Still, more needs to be done, said ePURE leaders, the European renewable ethanol association.
“Europeans deserve a climate policy that lives up to the promises made by politicians,” said Emmanuel Desplechin, secretary general of the group. “The Parliament has sent a message that not all biofuels are created equal by focusing on getting rid of those that drive deforestation like palm oil. But its amendments still risk making it harder for E.U. member states to realistically boost renewables in transport.”
As part of the draft measures approved by European lawmakers, renewable energy would account for at least 35% of the E.U.’s overall energy use by 2030.
Along with banning palm oil from motor fuels by 2021, the proposed measures promote research in advanced technologies.
Biofuels made from other food and feed crops could not exceed 7% of all transport fuel under the proposal.
The E.U. needs a renewable energy policy that looks beyond labels like “conventional” or “advanced” and instead to the real sustainability credentials of biofuels, ePURE said. European renewable ethanol — produced from European crops, delivers 66% average greenhouse gas reductions over fossil petrol with no adverse effects.
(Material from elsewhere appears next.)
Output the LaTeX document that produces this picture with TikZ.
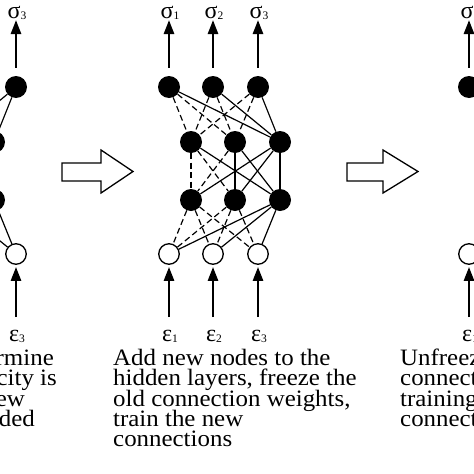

“As the main E.U. institutions begin negotiations on renewables policy for the post-2020 period, the E.U. must remain committed to a meaningful binding target for renewables in transport — one that does not rely on artificial multipliers to create the illusion of better performance and make it easier for countries to meet their targets,” Desplechin said. “It should also keep in place the maximum contribution of crop-based biofuels at 7% — essential for safeguarding current and future investments. And it needs a strong commitment to ramping up advanced biofuels.”